2006 Letter from Boston: On Tuesday we drove the first leg of our journey from Lincoln, and stopped at a campground near Boston. By the time we got there it was afternoon, and we decided to wait until the morning to visit the city. So next morning we were standing outside the reception area, waiting for the bus. A permanent resident of one of the mobile homes in another part of the campground was talking to us when a car pulled up to offer her a ride. Then the lady who was driving asked if we’d like a ride as well. We thanked her and got into the car. That was an unexpected bonus.

She left us in central Boston, whose church, St Botolph’s (not a cathedral), is known as The Stump! Why? We asked lots of people and got a shrug for an answer. We were interested in Boston not only because of the name but because we were told that many of the Puritans who founded the Massachusetts Colony in the New World came from this Boston. In fact, John Cotton, who was among the most improtant figures in the Massachusetts bay colony, had been the preacher at St. Botolph’s Church for some years before coming to America. The church’s distinguishing feature is a very tall bell tower that can be seen for miles around. It also is a lovely church – and very ornate. In fact, the pulpit from which John Cotton preached (apparently for four hours at a time!) was very prettily carved and gilded. What a difference between that church and the plain style of New England churches!

On a wall in the church are the family shields of many American families under a sign saying that the families listed had helped the church with some repairs in the 19th century. Many of the names listed would be very familiar to most Americans and indeed include distinguished families who played very important roles in American history – Cotton, Lowell, Adams, Quincy, Warren, Eliot and Sears, among others. As we walked around we found references to America’s first English colonists! We were told that some of these men returned to England to fight with the army of Parliament in the English Civil War. Never heard that before!

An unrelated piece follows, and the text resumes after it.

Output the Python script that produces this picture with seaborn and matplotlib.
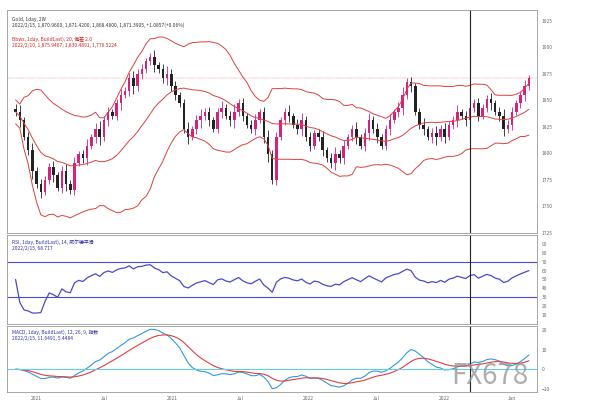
import numpy as np
import pandas as pd
import matplotlib.pyplot as plt
import seaborn as sns

# close prices (pixel y converted to price below)
close_px = [120,130,150,165,190,205,215,
            200,185,195,210,190,205,212,180,170,
            175,160,150,140,150,130,120,125,
            110,100,95,80,90,75,70,60,55,65,70,
            80,75,90,100,110,140,150,
            140,130,125,120,130,140,120,115,125,130,120,110,125,135,140,130,120,150,170,200,
            150,130,120,125,135,140,130,150,160,145,150,165,175,180,170,
            175,160,150,140,150,160,145,130,140,150,160,140,130,120,115,
            100,85,90,120,135,140,150,
            145,150,140,150,135,130,120,125,130,115,110,125,115,105,110,120,
            125,140,135,120,110,100,90,80]
close = [1871 - (y - 80) * 0.8 for y in close_px]
wick = [4, 6, 3, 5, 7, 4, 5, 3]
x_labels = ["2021", "Jul", "2021", "Jul", "2022", "Jul", "2022", "Jan"]

sns.set_theme(style="white")
plt.rcParams['font.family'] = ['Noto Sans CJK SC', 'DejaVu Sans']

s = pd.Series(close)
opens = s.shift(1).fillna(s.iloc[0] + 3)
n = len(s)
xs = np.arange(n)

mid = s.rolling(20, min_periods=1).mean()
sd = s.rolling(20, min_periods=2).std().bfill()
upper, lower = mid + 2 * sd, mid - 2 * sd

d = s.diff().fillna(0)
gain = d.clip(lower=0).ewm(alpha=1/14).mean() + 2
loss = (-d.clip(upper=0)).ewm(alpha=1/14).mean() + 2
rsi = 100 - 100 / (1 + gain / loss)

ema12 = s.ewm(span=12).mean()
ema26 = s.ewm(span=26).mean()
macd = ema12 - ema26
signal = macd.ewm(span=9).mean()

fig = plt.figure(figsize=(5.97, 4.08), dpi=100)
ax1 = fig.add_axes([0.012, 0.43, 0.888, 0.545])
ax2 = fig.add_axes([0.012, 0.205, 0.888, 0.22])
ax3 = fig.add_axes([0.012, 0.04, 0.888, 0.16])

for i in range(n):
    o, c = opens[i], s[i]
    col = "#d4237f" if c >= o else "#222222"
    w = wick[i % len(wick)]
    ax1.vlines(xs[i], min(o, c) - w, max(o, c) + w, color=col, lw=0.6)
    ax1.bar(xs[i], max(abs(c - o), 0.6), bottom=min(o, c), width=0.6, color=col, lw=0)
ax1.plot(xs, upper, color="#e04040", lw=0.7)
ax1.plot(xs, lower, color="#e04040", lw=0.7)
ax1.plot(xs, mid, color="#e04040", lw=0.7)
ax1.axhline(close[-1], color="#cc0000", lw=0.3, ls=":")
ax1.text(0.01, 0.97, "Gold, 1day, 2W\n2022/2/15, 1,870.9600, 1,871.4200, 1,868.4800, 1,871.3905, +1.0857(+0.06%)",
         transform=ax1.transAxes, fontsize=3.5, va="top", color="#333")
ax1.text(0.01, 0.88, "Bbws, 1day, BuildLast), 20, 偏差 2.0\n2022/2/10, 1,875.9467, 1,830.4891, 1,776.5224",
         transform=ax1.transAxes, fontsize=3.5, va="top", color="#d02020")
ax1.set_xlim(-2, n + 1)
ax1.set_ylim(1725, 1935)

ax2.plot(xs, rsi, color="#4a4acc", lw=0.9)
ax2.axhline(70, color="#4a4acc", lw=0.8)
ax2.axhline(30, color="#4a4acc", lw=0.8)
ax2.set_ylim(0, 100)
ax2.set_yticks([10, 20, 30, 40, 50, 60, 70, 80, 90])
ax2.set_xlim(-2, n + 1)
ax2.text(0.01, 0.95, "RSI, 1day, BuildLast), 14, 威尔德平滑\n2022/2/15, 68.717",
         transform=ax2.transAxes, fontsize=3.5, va="top", color="#3030a0")

ax3.plot(xs, macd, color="#3399dd", lw=0.8)
ax3.plot(xs, signal, color="#e04040", lw=0.8)
ax3.axhline(0, color="#66ccee", lw=0.8)
ax3.set_xlim(-2, n + 1)
ax3.text(0.01, 0.95, "MACD, 1day, BuildLast), 12, 26, 9, 指数\n2022/2/15, 11.6491, 5.4484",
         transform=ax3.transAxes, fontsize=3.5, va="top", color="#3030a0")

for ax in (ax1, ax2, ax3):
    ax.axvline(108, color="#222", lw=0.8)
    ax.yaxis.tick_right()
    ax.tick_params(labelsize=3.5, length=0, pad=3, colors="#666")
    for sp in ax.spines.values():
        sp.set_color("#999")
        sp.set_linewidth(0.6)
    ax.set_xticks([])
ax3.set_xticks(np.linspace(5, n - 5, len(x_labels)))
ax3.set_xticklabels(x_labels)
fig.text(0.885, 0.06, "FX678", fontsize=20, color="#999999", ha="right", alpha=0.8)
fig.savefig("out.png", dpi=100)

Another American-related tourist site in Boston was the prison in which the American Pilgrims were held before they left first for Leyden in Holland, long prior to their leaving for America aboard the Mayflower. We didn’t get to see it because the city government is fixing it up, but we understand that most of the leaders were there because, as Puritans, they were not Church of England friendly.

The Stump owns quite an extensive library of old books and they had some books in cases against the wall. One of them was a copy of "The Canterbury Tales" published in 1598. It was in a different type of English so it was hard to make it out!

After walking through the old part of the city, reading our e-mail at the library, and checking out the shops, we were tired. We decided to have a cup of coffee in the church shop. This was in the most beautiful part of the city. We enjoyed our day in Boston, so far from home.